The effects of the declines in those neighborhoods where foreclosures reign and where prices have fallen by close to half since the peak are of greatest concerns to officials studying ways to fight blight. Plans for a private-public-philanthropic partnership to form a land bank have gained traction, with aims of purchasing repossessed homes in bulk from lending institutions and rehabbing them for sale or rent.
The federal government gave San Diego $9.4 million in federal grants to help with neighborhood stabilization efforts, Sanders announced Monday. That combines with $5 million for the county and $2.8 million for the city of Chula Vista for the same purposes. The agencies must submit plans by Dec. 1 for how they would use the money.

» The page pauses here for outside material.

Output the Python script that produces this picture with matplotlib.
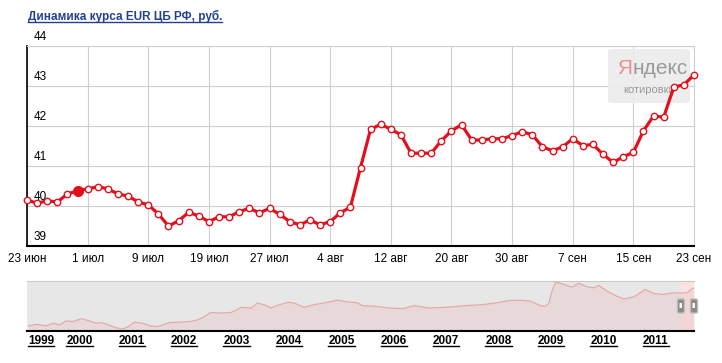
import matplotlib
matplotlib.use('Agg')
from matplotlib import pyplot as plt
from matplotlib.lines import Line2D
from matplotlib.patches import FancyBboxPatch
import matplotlib.transforms as mtransforms

plt.rcParams['font.family'] = ['Liberation Sans', 'DejaVu Sans']

# EUR rate by trading day, 23 Jun - 23 Sep 2011
rate = [40.15, 40.07, 40.13, 40.10, 40.30, 40.38, 40.43, 40.48, 40.43, 40.30,
        40.25, 40.10, 40.03, 39.80, 39.50, 39.63, 39.84, 39.75, 39.61, 39.73,
        39.73, 39.86, 39.94, 39.83, 39.94, 39.79, 39.61, 39.53, 39.65, 39.53,
        39.61, 39.83, 39.97, 40.96, 41.92, 42.04, 41.92, 41.78, 41.32, 41.32,
        41.32, 41.63, 41.88, 42.03, 41.65, 41.65, 41.68, 41.68, 41.76, 41.86,
        41.78, 41.48, 41.38, 41.48, 41.68, 41.51, 41.54, 41.29, 41.09, 41.23,
        41.34, 41.88, 42.25, 42.22, 42.97, 43.03, 43.28]
highlight = 5
date_labels = ['23 июн', '1 июл', '9 июл', '19 июл', '27 июл', '4 авг',
               '12 авг', '20 авг', '30 авг', '7 сен', '15 сен', '23 сен']
y_ticks = [39, 40, 41, 42, 43, 44]

# long history for the navigator strip (year, rate as drawn)
hist_year = [1999.03, 1999.18, 1999.37, 1999.50, 1999.62, 1999.75, 1999.88, 2000.04,
             2000.17, 2000.32, 2000.42, 2000.55, 2000.70, 2000.83, 2000.93, 2001.05,
             2001.21, 2001.34, 2001.47, 2001.59, 2001.72, 2001.91, 2002.10, 2002.26,
             2002.39, 2002.51, 2002.70, 2002.90, 2003.09, 2003.28, 2003.40, 2003.56,
             2003.66, 2003.82, 2003.98, 2004.10, 2004.29, 2004.48, 2004.67, 2004.93,
             2005.12, 2005.30, 2005.40, 2005.66, 2005.91, 2006.17, 2006.39, 2006.67,
             2006.99, 2007.37, 2007.69, 2007.94, 2008.20, 2008.45, 2008.61, 2008.80,
             2008.90, 2008.96, 2009.02, 2009.09, 2009.24, 2009.40, 2009.53, 2009.69,
             2009.82, 2009.91, 2010.07, 2010.26, 2010.39, 2010.58, 2010.80, 2010.96,
             2011.15, 2011.34, 2011.47, 2011.59, 2011.68, 2011.73]
hist_rate = [25.4, 26.3, 25.4, 27.0, 26.0, 28.4, 28.0, 29.7,
             28.6, 27.0, 27.4, 26.0, 24.3, 23.5, 24.9, 27.6,
             27.0, 25.5, 24.9, 26.0, 27.4, 27.6, 28.0, 29.0,
             31.1, 33.5, 33.1, 33.5, 36.6, 36.2, 39.2, 37.8,
             36.2, 38.2, 39.6, 39.2, 36.6, 38.2, 39.2, 40.9,
             39.8, 39.4, 37.6, 37.2, 36.2, 35.8, 37.6, 36.2,
             36.6, 37.6, 38.2, 39.2, 40.7, 40.9, 40.3, 37.6,
             37.2, 39.2, 46.4, 51.9, 50.5, 48.8, 51.1, 49.0,
             48.4, 49.9, 46.4, 43.3, 41.7, 42.9, 47.4, 45.0,
             44.4, 45.4, 45.2, 45.4, 47.4, 48.4]
years = list(range(1999, 2012))
sel_start, sel_end = 2011.48, 2011.73

W, H = 722, 363
fig = plt.figure(figsize=(W / 100, H / 100), dpi=100)

red = '#e3101b'
grid_c = '#cfcfcf'

# ---- main chart
ax = fig.add_axes([27 / W, 1 - 246 / H, 667 / W, 200 / H])
ax.set_xlim(0, len(rate) - 1)
ax.set_ylim(39, 44)
ax.set_axisbelow(True)
ax.set_xticks(range(0, len(rate), 6))
ax.set_xticklabels(date_labels, fontsize=8.5)
ax.set_yticks(y_ticks)
ax.set_yticklabels([])
ax.tick_params(length=0, pad=5)
ax.grid(True, color=grid_c, linewidth=0.8)
for s in ['top', 'right']:
    ax.spines[s].set_color(grid_c)
    ax.spines[s].set_linewidth(0.8)
ax.spines['left'].set_color('black')
ax.spines['left'].set_linewidth(1.2)
ax.spines['bottom'].set_color('black')
ax.spines['bottom'].set_linewidth(1.5)
ylab_tr = mtransforms.blended_transform_factory(ax.transAxes, ax.transData)
for v in y_ticks:
    ax.text(0.01, v + 0.07, str(v), transform=ylab_tr, fontsize=8.5,
            ha='left', va='bottom', clip_on=False)

# watermark
wm = FancyBboxPatch((608 / W, 1 - 103 / H), 82 / W, 54 / H,
                    boxstyle='round,pad=0,rounding_size=0.006',
                    transform=fig.transFigure, facecolor='#ebebeb',
                    edgecolor='none', alpha=0.9, zorder=1)
ax.add_patch(wm)
ya = ax.text(617 / W, 1 - 69 / H, 'Я', transform=fig.transFigure, fontsize=15,
             color='#e89090', ha='left', va='center', zorder=1.3)
ax.text(649 / W, 1 - 90 / H, 'котировки', transform=fig.transFigure, fontsize=8,
        color='#9a9a9a', ha='center', va='center', zorder=1.2)

xs = list(range(len(rate)))
ax.plot(xs, rate, color=red, linewidth=2.3, marker='o', markersize=4.6,
        markerfacecolor='white', markeredgecolor=red, markeredgewidth=1.0,
        zorder=3, clip_on=False)
ax.plot([highlight], [rate[highlight]], marker='o', markersize=7, color=red,
        zorder=4)

# ---- navigator strip
nav = fig.add_axes([27 / W, 1 - 331 / H, 667 / W, 50 / H])
nav.set_xlim(1999.0, sel_end)
nav.set_ylim(22.3, 52.5)
nav.set_xticks([])
nav.set_yticks([])
for s in ['left', 'right']:
    nav.spines[s].set_visible(False)
nav.spines['top'].set_color('#c8c8c8')
nav.spines['top'].set_linewidth(0.8)
nav.spines['bottom'].set_color('black')
nav.spines['bottom'].set_linewidth(1.5)
nav.axvspan(1999.0, sel_start, color='#e7e7e7', zorder=0)
nav.axvspan(sel_start, sel_end, color='#fbe3e3', zorder=0)
nav.fill_between(hist_year, 22.3, hist_rate, color='#e8c8c8', alpha=0.45,
                 linewidth=0, zorder=1)
nav.plot(hist_year, hist_rate, color='#e6a9a9', linewidth=0.9, zorder=2)
htr = mtransforms.blended_transform_factory(nav.transData, nav.transAxes)
for hx in [sel_start, sel_end]:
    hw = 7 / 667 * (sel_end - 1999.0)
    h = FancyBboxPatch((hx - hw / 2, 0.36), hw, 0.28,
                       boxstyle='round,pad=0,rounding_size=0.03',
                       transform=htr, facecolor='#8a8a8a', edgecolor='#bdbdbd',
                       linewidth=1.0, zorder=5, clip_on=False)
    nav.add_patch(h)
    nav.text(hx, 0.5, 'II', transform=htr, fontsize=6, color='white',
             fontweight='bold', ha='center', va='center', zorder=6, clip_on=False)

ytr = mtransforms.blended_transform_factory(nav.transData, fig.transFigure)
year_texts = []
for yr in years:
    if yr == 1999:
        t = nav.text(1999.02, 1 - 341 / H, str(yr), transform=ytr, ha='left',
                     va='center', fontsize=8.5, fontweight='bold')
    else:
        t = nav.text(yr, 1 - 341 / H, str(yr), transform=ytr, ha='center',
                     va='center', fontsize=8.5, fontweight='bold')
    year_texts.append(t)

title = fig.text(28 / W, 1 - 16 / H, 'Динамика курса EUR ЦБ РФ, руб.',
                 fontsize=8.5, fontweight='bold', color='#24418f',
                 ha='left', va='center')

fig.canvas.draw()
renderer = fig.canvas.get_renderer()
inv = fig.transFigure.inverted()

# rest of the watermark word, right after the red letter
bb = ya.get_window_extent(renderer)
ax.text(inv.transform((bb.x1 + 0.5, 0))[0], 1 - 69 / H, 'ндекс',
        transform=fig.transFigure, fontsize=15, color='#9a9a9a',
        ha='left', va='center', zorder=1.2)

# underlines
for t, c in [(title, '#24418f')] + [(t, 'black') for t in year_texts]:
    bb = t.get_window_extent(renderer)
    (x0, y0), (x1, _) = inv.transform([(bb.x0, bb.y0 + 1), (bb.x1, bb.y0 + 1)])
    fig.add_artist(Line2D([x0, x1], [y0, y0], transform=fig.transFigure,
                          color=c, linewidth=1.0))

fig.savefig('out.png', dpi=100)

Options include fixing up or repairing homes that have been repossessed and abandoned, expanding code enforcement, demolishing or removing abandoned properties, and buying or rehabbing homes to sell, rent or redevelop.
Sanders said the city would prefer to bolster homebuyer assistance programs with the money and clean up blighted properties, rather than purchase homes with the funds.
Liz Pursell, spokeswoman for the city of Chula Vista, said city staff in that city had expected a much smaller sum from the federal government.
“They were pleasantly surprised,” she said. “Now they’re just going to sit down and figure out how to spend the money. We need to establish our priorities and take them to the community and the policy makers.”
Chula Vista has been especially whacked by foreclosure. Three of the county’s top six ZIP codes with the highest rate of foreclosures are in the city, the county’s second-largest city.